Zerrissene Persönlichkeit

Doch egal, was sie sich von ihrem Eintritt in den Karmel auch erhofft hatte – ihr Leben im Kloster war von Anfang an eine harte Prüfung. Ihre Mitschwestern kamen mit der Persönlichkeit Thérèses nicht zurecht, niemand kannte sich in ihrem Wesen aus. Die Oberin des Karmels versuchte Thérèse ständig zu demütigen und so ihren vermeintlichen Stolz zu brechen.

Bild: ©Laurent Renault/Fotolia.com

Die Basilika Sainte-Thérèse in Lisieux (1954 fertiggestellt), in der die Heilige Therese vom Kinde Jesu (1873–1897) verehrt wird.

Was ihre Mitschwestern nicht bemerkten: Thérèse war bei Weitem nicht die selbstsichere und stolze Persönlichkeit, die sie in ihr sahen. Vielmehr war sie eine von Angstzuständen und Depressionen gequälte junge Frau, die sich von Gott mehr und mehr verlassen fühlte und schwere innere Konflikte ertragen musste.

Einen Ausweg aus ihren Qualen fand Thérèse wohl lediglich in dem von ihr entdeckten "kleinen Weg", einem Weg der liebevollen Hingabe an Gott und die Mitmenschen, die sich gerade in den kleinen Gesten des Alltags äußerte und im Gegensatz zum sonst so strengen Gottesbild ihrer Zeit stand. Der "kleine Weg" war für Theresia eine Art Sonderweg zur Heiligkeit.

"Geschichte einer Seele"

Nach ihrem durch Tuberkulose hervorgerufenen frühen Tod am 30. September 1897 verbreitete sich schnell ihr Ruf als einer der größten Heiligen, da zahlreiche Menschen ihrer Fürbitte besondere Gebetserhörungen zuschrieben. Ihre Lebensgeschichte, die sie auf Anordnung ihrer Priorin niedergeschrieben hatte, wurde zwei Jahre nach ihrem Tod unter dem Titel "Geschichte einer Seele" veröffentlicht und ist bis heute nach der Bibel das meistgelesene spirituelle Buch in französischer Sprache.

Gedenktag: 1. Oktober

Patronin von Frankreich; der Weltmission, der Missionen und der Flieger; in allen Anliegen

1927 wurde Thérèse von Lisieux von Papst Pius XI. seliggesprochen; zwei Jahre später ernannte der Pontifex sie zudem zur Patronin der Weltmission.
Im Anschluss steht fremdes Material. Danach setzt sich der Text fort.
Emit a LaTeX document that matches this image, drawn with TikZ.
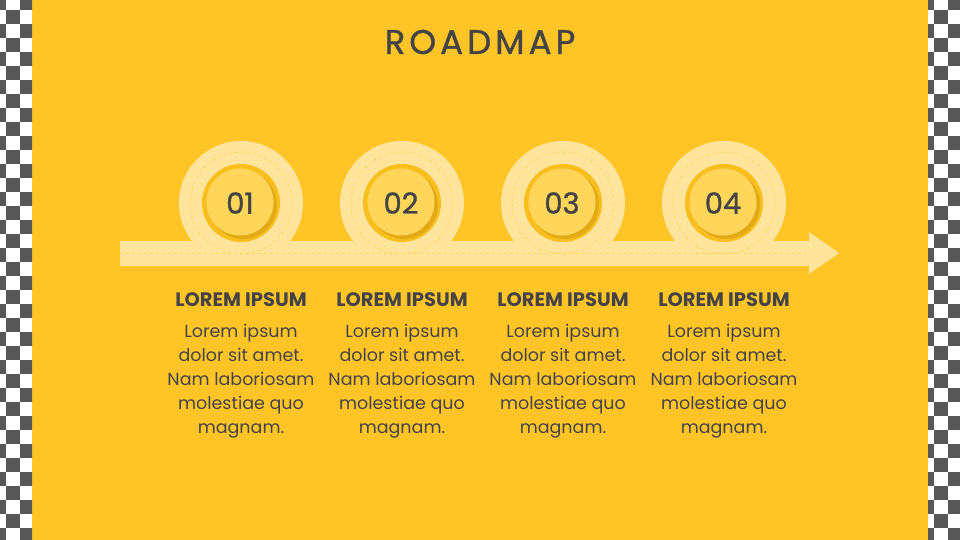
\documentclass[tikz,border=0pt]{standalone}
\usepackage{fontspec}
\setmainfont{Poppins}
\newfontfamily\grandtitre[LetterSpace=12,FakeBold=1.2]{Poppins}
\newfontfamily\chiffres[FakeBold=1.2]{Poppins}
\usetikzlibrary{calc}
\definecolor{fond}{HTML}{FFC425}
\definecolor{clair}{HTML}{FFE59B}
\definecolor{tirets}{HTML}{FFD45E}
\definecolor{bague}{HTML}{F8BE1C}
\definecolor{pastille}{HTML}{FFD65A}
\definecolor{ombre}{HTML}{E2AA14}
\definecolor{encre}{HTML}{444444}
\definecolor{damier}{HTML}{575757}

\tikzset{
  entete/.style={font=\grandtitre\fontsize{34}{38}\selectfont, text=encre},
  titre/.style={font=\fontsize{19.5}{22}\selectfont\bfseries, text=encre},
  corps/.style={font=\fontsize{17.5}{24}\selectfont, text=encre, align=center},
  numero/.style={font=\chiffres\fontsize{29}{32}\selectfont, text=encre},
}

\begin{document}
\begin{tikzpicture}[x=1pt,y=-1pt]
        \useasboundingbox (0,0) rectangle (960,540);
        % Fond jaune
        \fill[fond] (0,0) rectangle (960,540);

        % Damiers sur les bords gauche et droit
        \foreach \xa in {0,928} {
            \begin{scope}
                \clip (\xa,0) rectangle ++(32,540);
                \fill[white] (\xa,0) rectangle ++(32,540);
                \foreach \i in {0,...,3} {
                    \foreach \j in {0,...,39} {
                        \pgfmathtruncatemacro\pair{mod(\i+\j,2)}
                        \ifnum\pair=0
                            \fill[damier] (\xa-8+14*\i,-4+14*\j) rectangle ++(14,14);
                        \fi
                    }
                }
            \end{scope}
        }

        % Titre
        \node[entete] (roadmap) at (480,42) {ROADMAP};

        % Anneaux clairs sous les pastilles
        \foreach \k/\x in {1/241,2/402,3/563,4/724}
            \fill[clair] (\x,203) circle (62);

        % Flèche horizontale
        \fill[clair] (120,241) -- (809,241) -- (809,232) -- (839,253)
            -- (809,274) -- (809,266) -- (120,266) -- cycle;
        \draw[tirets, dashed, line width=0.8] (120,253) -- (806,253); % Axe pointillé

        % Pastilles numérotées et textes
        \foreach \k/\x in {1/241,2/402,3/563,4/724} {
            \draw[tirets, dashed, line width=0.8] (\x,203) circle (51);
            \fill[bague] (\x,203) circle (39);
            \fill[ombre] (\x+2,205) circle (34);
            \fill[pastille] (\x-1,202) circle (33.5);
            \node[numero] (num\k) at (\x-1,203) {0\k};
            \node[titre] (titre\k) at (\x,300) {LOREM IPSUM};
            \node[corps] (texte\k) at (\x,381) {Lorem ipsum\\dolor sit amet.\\Nam laboriosam\\molestiae quo\\magnam.};
        }
    \end{tikzpicture}
\end{document}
Seit 1944 ist sie außerdem eine der Patroninnen Frankreichs.

Eine noch größere Ehre wurde Thérèse 100 Jahre nach ihrem Tod zuteil: Am 19. Oktober 1997 ernannte Papst Johannes Paul II. sie als 33. Persönlichkeit überhaupt zur Kirchenlehrerin - ein wahrhaft sensationeller Vorgang. Denn immerhin hatte die Ordensfrau aus der Normandie nie Theologie studiert. Außerdem lebte sie in einer Zeit, in der Frauen in der Kirche wenig zu sagen hatten, und sie starb in einem Alter, das man gewöhnlich nicht mit dem Erreichen menschlicher Weisheit in Verbindung bringt.